Judge Issues A "Wake Up Call" on the Use of Search in E-Discovery

by Deidre Paknad, President and CEO, PSS Systems

Yet another judge with e-discovery expertise is warning litigants about reliance on search in e-discovery. Magistrate Judge Peck from the Southern District of New York in an opinion dated March 19, 2009, issues what he terms "a wake up call" about "the need for careful thought, quality control, testing and cooperation with opposing counsel in designing search terms or 'keywords' to be used to produce emails or other electronically stored information".

While it is tempting to use search as a routine method for preserving, collecting, and producing data in e-discovery, it is critical to balance efficiency and efficacy. As Judge Peck points out in William A. Gross Construction Associates v. American Manufacturers Mutual Insurance, he is not the first judge to warn litigants that search queries are difficult to design and require cooperation — even consent — from opposing counsel. Moreover, the query and its result set must be understandable by those that rely upon on it and explained to the Court. The implications for risk-averse litigants are:

Query or term-based search for preservation may not be prudent or viable.
Using or relying on search to identify potentially relevant data is frought with risk. First, cooperation from opposing counsel is highly unlikely at the opening stages of litigation, which leaves in-house counsel with the burden of determining what vocabulary to include and exclude in any search query or results. This is particularly challenging at early stage before counsel is familiar with the issue in dispute, the body of information available in the company and the adversary's position.

Second, the risk in a failed preservation query or search is loss of evidence — a far worse consequence than delayed production and one likely to result in more negative judicial response.

Query or term-based search for collection may not be sufficient and the preservation methodology is an important consideration.
While it may seem very efficient, narrowing the scope of data collection by keywords or other queries also presents challenges and risk. Negotiating terms with opposing counsel helps minimize a great deal of these risks — but the negotiation may incur significant legal expense and the motivations of the parties may not be well aligned to quickly reach agreement, essentially negating any efficiencies of search as a solution.

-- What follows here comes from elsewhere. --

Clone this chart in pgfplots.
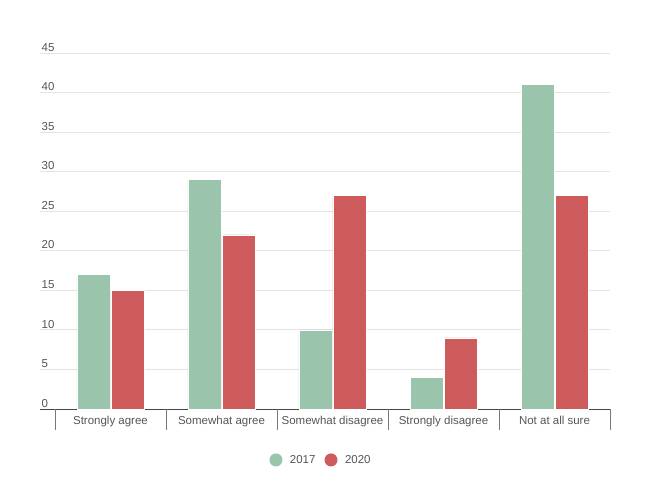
\documentclass[border=0pt]{standalone}
\usepackage{pgfplots}
\pgfplotsset{compat=1.18}
\usepackage{fontspec}
\setmainfont{Liberation Sans}

\definecolor{cgreen}{RGB}{155,196,172}
\definecolor{cred}{RGB}{205,91,91}
\definecolor{ctext}{RGB}{85,85,85}
\definecolor{cgrid}{RGB}{228,228,228}
\definecolor{cbase}{RGB}{70,70,70}
\definecolor{csep}{RGB}{120,120,120}

\begin{document}
\begin{tikzpicture}
\path[use as bounding box] (0bp,0bp) rectangle (650bp,-500bp);
\begin{axis}[
	at={(40bp,-409bp)}, anchor=south west,
	scale only axis,
	width=570bp, height=356bp,
	ybar, bar width=33bp,
	xmin=-0.635, xmax=4.5,
	ymin=0, ymax=45,
	enlargelimits=false,
	axis x line*=bottom, axis y line*=left,
	x axis line style={draw=cbase, line width=1pt, -},
	y axis line style={draw=none},
	ytick={0,5,...,45},
	ymajorgrids,
	major grid style={cgrid, line width=0.8pt},
	major y tick style={draw=none},
	xtick={0,1,2,3,4},
	xticklabels={Strongly agree, Somewhat agree, Somewhat disagree, Strongly disagree, Not at all sure},
	major x tick style={draw=none},
	extra x ticks={-0.5,0.5,1.5,2.5,3.5,4.5},
	extra x tick labels={},
	extra x tick style={major tick length=21bp, xtick align=outside, grid=none,
		major x tick style={draw=csep, line width=0.8pt}},
	/pgf/number format/assume math mode=true,
	tick label style={font=\fontsize{11.5bp}{13bp}\selectfont, text=ctext},
	yticklabel style={anchor=south west, inner sep=1.5bp},
	xticklabel style={anchor=center, yshift=-8bp, text height=8bp, text depth=2.5bp},
	legend style={at={(0.493,-0.143)}, anchor=center, draw=none, fill=none,
		legend columns=2, font=\fontsize{11.5bp}{13bp}\selectfont, text=ctext,
		/tikz/every even column/.style={column sep=7bp}},
	legend cell align=left,
]
\addplot[fill=cgreen, draw=white, line width=0.6pt, bar shift=-17bp,
	legend image code/.code={\fill[cgreen, draw=none] (0bp,0bp) circle (6.5bp);
		\path[draw=none, fill=none] (-6.5bp,0bp) -- (12bp,0bp);}]
	coordinates {(0,17) (1,29) (2,10) (3,4) (4,41)};
\addlegendentry{2017}
\addplot[fill=cred, draw=white, line width=0.6pt, bar shift=17bp,
	legend image code/.code={\fill[cred, draw=none] (0bp,0bp) circle (6.5bp);
		\path[draw=none, fill=none] (-6.5bp,0bp) -- (12bp,0bp);}]
	coordinates {(0,15) (1,22) (2,27) (3,9) (4,27)};
\addlegendentry{2020}
\end{axis}
\end{tikzpicture}
\end{document}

To take Judges Peck, Facciola, and Grimm more literally, the expertise and process needed to even design the query or terms are additional time and expense. Judge Grimm, for one, doesn't have confidence in in-house counsel's ability to design such queries without specific expertise. With corporate acronym "lingo" and as Twitter and text vocabulary pervade business dialogue, his position is easy to see. With a robust hold in place as a foundation, iterative search-based collections combined with clear communications with opposing counsel may be feasible and prudent; corporate counsel and their attorneys will need to decide how much they want to expose in the discussions about their collection methodology and whether the benefits of search in collection outweigh the additional legal fees and exposure that accompany its use.

A more cost-efficient process for collection is to carefully consider the cost of collection, processing and review per custodian, segment and iterate through custodians by priority as negotiated with opposing counsel based on cost, and to consistently negotiate the smallest possible scope of collection and production based on estimated costs. Carefully managing and negotiating the cost/benefits of collection by custodian greatly reduces discovery costs (far more than search) because it eliminates production where the costs exceeded the merits.

Search for production requires expertise and cooperation.
Ironically, the opinions and "wake up calls" from the judges really pivot around the use of search in production of ESI. Unlike preservation and collection where information may be permanently lost or completely overlooked, the worst case scenario for mishandling production is simply late production and higher legal fees. Given the extent to which these magistrate judges have opined on the hazards and standards for search in production, it's wise to carefully consider the lense they would apply to its use in the earlier stages of e-discovery!

The judges' perspective and the increasingly common standard of practice is to reach agreement with opposing counsel and Courts on the terms and queries to be used prior to starting the work effort to reduce expense, error, and re-work. Negotiating smaller sets of custodians based on cost/merit evaluation is equally important for an efficient process.